Graph databases store entities (the “nodes,” like guests and dishes) and the relationships between them (the “edges,” like “knows” or “brought”). They are optimized for traversing these complex networks to find hidden patterns and connections, like finding a “friend of a friend” or recommending a product based on what similar users bought.
- How It Works: Uses nodes, edges, and properties to represent and store data, focusing on the relationships between data points.
- Best For: Social networks, recommendation engines, fraud detection, knowledge graphs, and logistics.
- Popular Examples: Neo4j, Amazon Neptune, JanusGraph.
- Key Strength: Unmatched performance for querying complex relationships and traversing connected data.
NoSQL Database Types: At a Glance
Here’s a simple table to help you compare the different “flavors” when you’re in a hurry.
| Database Type | Data Model | Best Use Cases | Key Strength |
|---|---|---|---|
| Document | JSON/BSON-like documents | Content Management, Catalogs, Profiles | Schema Flexibility |
| Key-Value | Key-value pairs | Caching, Sessions, Leaderboards | Blazing Speed |
| Column-Family | Rows with dynamic column families | Big Data, Analytics, Logging | Write Scalability |
| Graph | Nodes and Edges (relationships) | Social Networks, Recommendations | Relationship Querying |
Secrets to Choosing the Right NoSQL Database
Over the years, I’ve seen teams succeed and fail based on their initial database choice. Here are a few hard-won secrets to help you get it right.
- Model Your Data First, Pick the Pan Second. Before you even look at a database, sketch out your data. How is it connected? How will you need to access it? If you need to retrieve a whole user profile at once, a Document DB is a natural fit. If you’re constantly looking up a user’s session ID, a Key-Value store is your answer. Let the shape of your data guide you.
- Don’t Throw Out Your Cast Iron Skillet (SQL). NoSQL is not a silver bullet. For highly structured, transactional data where consistency is king (think financial transactions), a traditional SQL database is often still the best tool for the job. Many of the most successful systems I’ve built use both, a strategy called “polyglot persistence.”
- My Big Mistake: Ignoring Read Patterns. Early in my career, we chose a column-family database for a project because it was great for writes. But we completely underestimated our read requirements. Our queries to assemble data for the user interface were slow and complex. We learned the hard way that you have to design for how you’ll *read* the data just as much as how you’ll *write* it.

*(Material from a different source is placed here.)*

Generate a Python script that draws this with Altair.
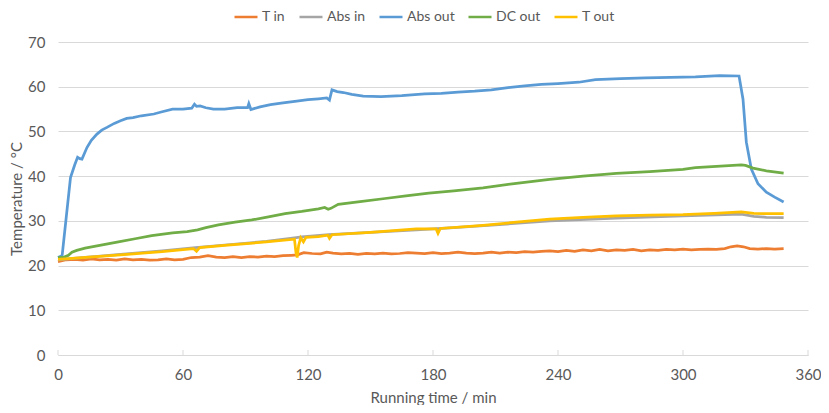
import altair as alt
import pandas as pd

series_names = ["T in", "Abs in", "Abs out", "DC out", "T out"]
series_colors = ["#ED7D31", "#A5A5A5", "#5B9BD5", "#70AD47", "#FFC000"]
x_ticks = [0, 60, 120, 180, 240, 300, 360]
y_ticks = [0, 10, 20, 30, 40, 50, 60, 70]

t_tin = [0, 4, 8, 12, 16, 20, 24, 28, 32, 36, 40, 44, 48, 52, 56, 60, 64, 68, 72, 76,
         80, 84, 88, 92, 96, 100, 104, 108, 112, 115, 118, 122, 126, 129, 132, 136, 140,
         144, 148, 152, 156, 160, 164, 168, 172, 176, 180, 184, 188, 192, 196, 200, 204,
         208, 212, 216, 220, 224, 228, 232, 236, 240, 244, 248, 252, 256, 260, 264, 268,
         272, 276, 280, 284, 288, 292, 296, 300, 304, 308, 312, 316, 320, 323, 326, 329,
         332, 336, 340, 344, 348.3]
v_tin = [20.9, 21.3, 21.4, 21.2, 21.5, 21.3, 21.4, 21.2, 21.5, 21.3, 21.4, 21.2, 21.3, 21.5,
         21.3, 21.4, 21.8, 21.9, 22.2, 21.9, 21.8, 22.0, 21.8, 22.0, 21.9, 22.1, 22.0, 22.2,
         22.3, 22.4, 22.9, 22.7, 22.6, 23.0, 22.8, 22.6, 22.7, 22.5, 22.7, 22.6, 22.8, 22.6,
         22.7, 22.9, 22.8, 22.7, 22.9, 22.7, 22.8, 23.0, 22.8, 22.7, 22.8, 23.0, 22.8, 23.0,
         22.9, 23.1, 23.0, 23.2, 23.3, 23.1, 23.4, 23.2, 23.5, 23.3, 23.6, 23.3, 23.5, 23.4,
         23.6, 23.3, 23.5, 23.4, 23.6, 23.5, 23.7, 23.5, 23.6, 23.7, 23.6, 23.8, 24.2, 24.4,
         24.2, 23.8, 23.7, 23.8, 23.7, 23.8]

t_absin = [0, 10, 30, 50, 66, 80, 100, 113.5, 117, 130, 150, 172, 190, 210, 236, 268, 300,
           320, 328, 334, 340, 348.3]
v_absin = [21.3, 21.7, 22.5, 23.3, 24.0, 24.6, 25.4, 26.2, 26.4, 26.9, 27.4, 28.0, 28.5, 29.1,
           30.0, 30.6, 31.1, 31.4, 31.5, 31.0, 30.8, 30.7]

t_absout = [0, 1, 2, 4, 6, 8, 9.4, 10.5, 11.5, 13.9, 16, 18.7, 21, 23.5, 27, 30, 33, 36, 40,
            46, 50, 55, 60, 64.2, 65.5, 66.5, 68.2, 71, 74.6, 80, 86, 91, 91.6, 92.6, 97, 102,
            108, 114.6, 120, 125, 129, 130.3, 131.5, 134, 137, 141, 146.5, 155, 165, 176, 184,
            192, 200, 208, 216, 224, 232, 240, 250, 258, 270, 282, 294, 306, 317.6, 326.9,
            328.8, 330.4, 332.8, 336, 340, 344, 348.3]
v_absout = [21.8, 22.0, 22.3, 31.0, 39.7, 42.5, 44.2, 43.9, 43.8, 46.4, 48.0, 49.4, 50.3, 50.9,
            51.8, 52.4, 52.9, 53.1, 53.5, 53.9, 54.4, 55.0, 55.0, 55.2, 56.1, 55.6, 55.7, 55.3,
            55.0, 55.0, 55.3, 55.3, 56.2, 54.9, 55.5, 56.0, 56.4, 56.8, 57.1, 57.3, 57.5, 57.0,
            59.3, 58.9, 58.7, 58.3, 57.9, 57.8, 58.0, 58.4, 58.5, 58.8, 59.0, 59.3, 59.8, 60.2,
            60.5, 60.7, 61.0, 61.6, 61.8, 62.0, 62.1, 62.2, 62.5, 62.4, 57.2, 47.6, 41.6, 38.3,
            36.4, 35.3, 34.2]

t_dcout = [0, 3, 5, 6.7, 9, 13, 20, 29, 37, 45, 55, 62, 67, 71, 77, 85, 93, 101, 109, 117, 125,
           128, 129.7, 131, 134.5, 145, 157, 167, 178, 190, 204, 220, 236, 252, 268, 284, 300,
           306, 316, 328, 330, 333.6, 340, 348.3]
v_dcout = [21.8, 21.9, 22.3, 23.0, 23.4, 23.9, 24.5, 25.3, 26.0, 26.7, 27.3, 27.6, 28.0, 28.5,
           29.1, 29.7, 30.2, 30.9, 31.6, 32.1, 32.7, 33.0, 32.6, 32.8, 33.7, 34.3, 35.0, 35.6,
           36.2, 36.7, 37.4, 38.4, 39.3, 40.0, 40.6, 41.0, 41.5, 41.9, 42.2, 42.5, 42.4, 41.8,
           41.2, 40.7]

t_tout = [0, 10, 30, 50, 65, 66.5, 68, 80, 100, 113.5, 114.2, 114.8, 115.5, 116.5, 117.8, 119,
          125, 129.5, 130.3, 131.5, 150, 172, 181.5, 182.4, 183.5, 204, 220, 236, 252, 268,
          284, 300, 315, 328, 334, 340, 348.3]
v_tout = [21.4, 21.7, 22.4, 23.1, 23.8, 23.2, 24.0, 24.5, 25.3, 25.9, 23.0, 21.8, 24.5, 26.2,
          25.3, 26.3, 26.5, 26.8, 26.1, 26.9, 27.4, 28.2, 28.2, 27.2, 28.3, 29.0, 29.7, 30.4,
          30.8, 31.1, 31.3, 31.4, 31.7, 32.0, 31.7, 31.6, 31.6]

frames = []
for name, ts, vs in [("T in", t_tin, v_tin), ("Abs in", t_absin, v_absin),
                     ("Abs out", t_absout, v_absout), ("DC out", t_dcout, v_dcout),
                     ("T out", t_tout, v_tout)]:
    frames.append(pd.DataFrame({"t": ts, "v": vs, "series": name}))
df = pd.concat(frames, ignore_index=True)
ticks_df = pd.DataFrame({"t": x_ticks})

W, H = 750, 313
FONT = "Lato"
GREY = "#595959"

lines = alt.Chart(df).mark_line(strokeWidth=2.75).encode(
    x=alt.X("t:Q", scale=alt.Scale(domain=[0, 360], nice=False),
            axis=alt.Axis(values=x_ticks, title="Running time / min", grid=False,
                          ticks=False, domain=True, domainColor="#d9d9d9",
                          labelFlush=False, labelPadding=12, titleY=42,
                          titleBaseline="middle")),
    y=alt.Y("v:Q", scale=alt.Scale(domain=[0, 70], nice=False),
            axis=alt.Axis(values=y_ticks, title="Temperature / °C", grid=True,
                          gridColor="#d9d9d9", ticks=False, domain=False,
                          labelPadding=13, titleX=-42, titleY=H / 2,
                          titleBaseline="middle")),
    color=alt.Color("series:N", scale=alt.Scale(domain=series_names, range=series_colors),
                    legend=alt.Legend(title=None, orient="none", direction="horizontal",
                                      legendX=175, legendY=-38, symbolType="stroke",
                                      symbolSize=529, symbolStrokeWidth=2.5,
                                      labelOffset=3, columnPadding=8,
                                      labelFontSize=14, labelFont=FONT, labelColor=GREY)),
    order=alt.Order("t:Q"),
)

tickmarks = alt.Chart(ticks_df).mark_rule(color="#d9d9d9", strokeWidth=1).encode(
    x="t:Q",
    y=alt.value(H - 5),
    y2=alt.value(H),
)

chart = alt.layer(lines, tickmarks).properties(
    width=W, height=H,
    autosize=alt.AutoSizeParams(type="none"),
    padding={"left": 50, "top": 34, "right": 13, "bottom": 50},
).configure_view(stroke=None).configure_axis(
    labelFont=FONT, labelFontSize=15, labelColor=GREY,
    titleFont=FONT, titleFontSize=15, titleColor=GREY, titleFontWeight="normal",
)

chart.save("out.html", embed_options={"renderer": "svg", "actions": False})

- Think About Your Team’s Palate. If your team is full of JavaScript developers who live and breathe JSON, they will feel right at home with a document database like MongoDB. If you have a team of data scientists used to working with massive datasets, they might find a column-family store more intuitive. Choosing a technology that aligns with your team’s existing skills will dramatically speed up development.
Frequently Asked Questions
Can a NoSQL database replace a SQL database?
Rarely. They are designed to solve different problems. NoSQL excels at scale and flexibility, while SQL excels at consistency and complex queries on structured data. Many modern applications use both for different parts of their system.
Which NoSQL database is the most popular?
It heavily depends on the use case, but according to various developer surveys and industry trends, MongoDB (Document) and Redis (Key-Value) are consistently among the most popular and widely deployed NoSQL databases.
Are NoSQL databases schema-less?
A better term is “schema-flexible.” There is always a schema, but it’s often enforced in your application code rather than by the database itself. This allows you to evolve your data structure much more easily without downtime.
What is the main advantage of NoSQL?
The primary advantages are horizontal scalability (the ability to handle more traffic by adding more servers) and flexibility in handling a wide variety of data types, including unstructured and semi-structured data, at scale.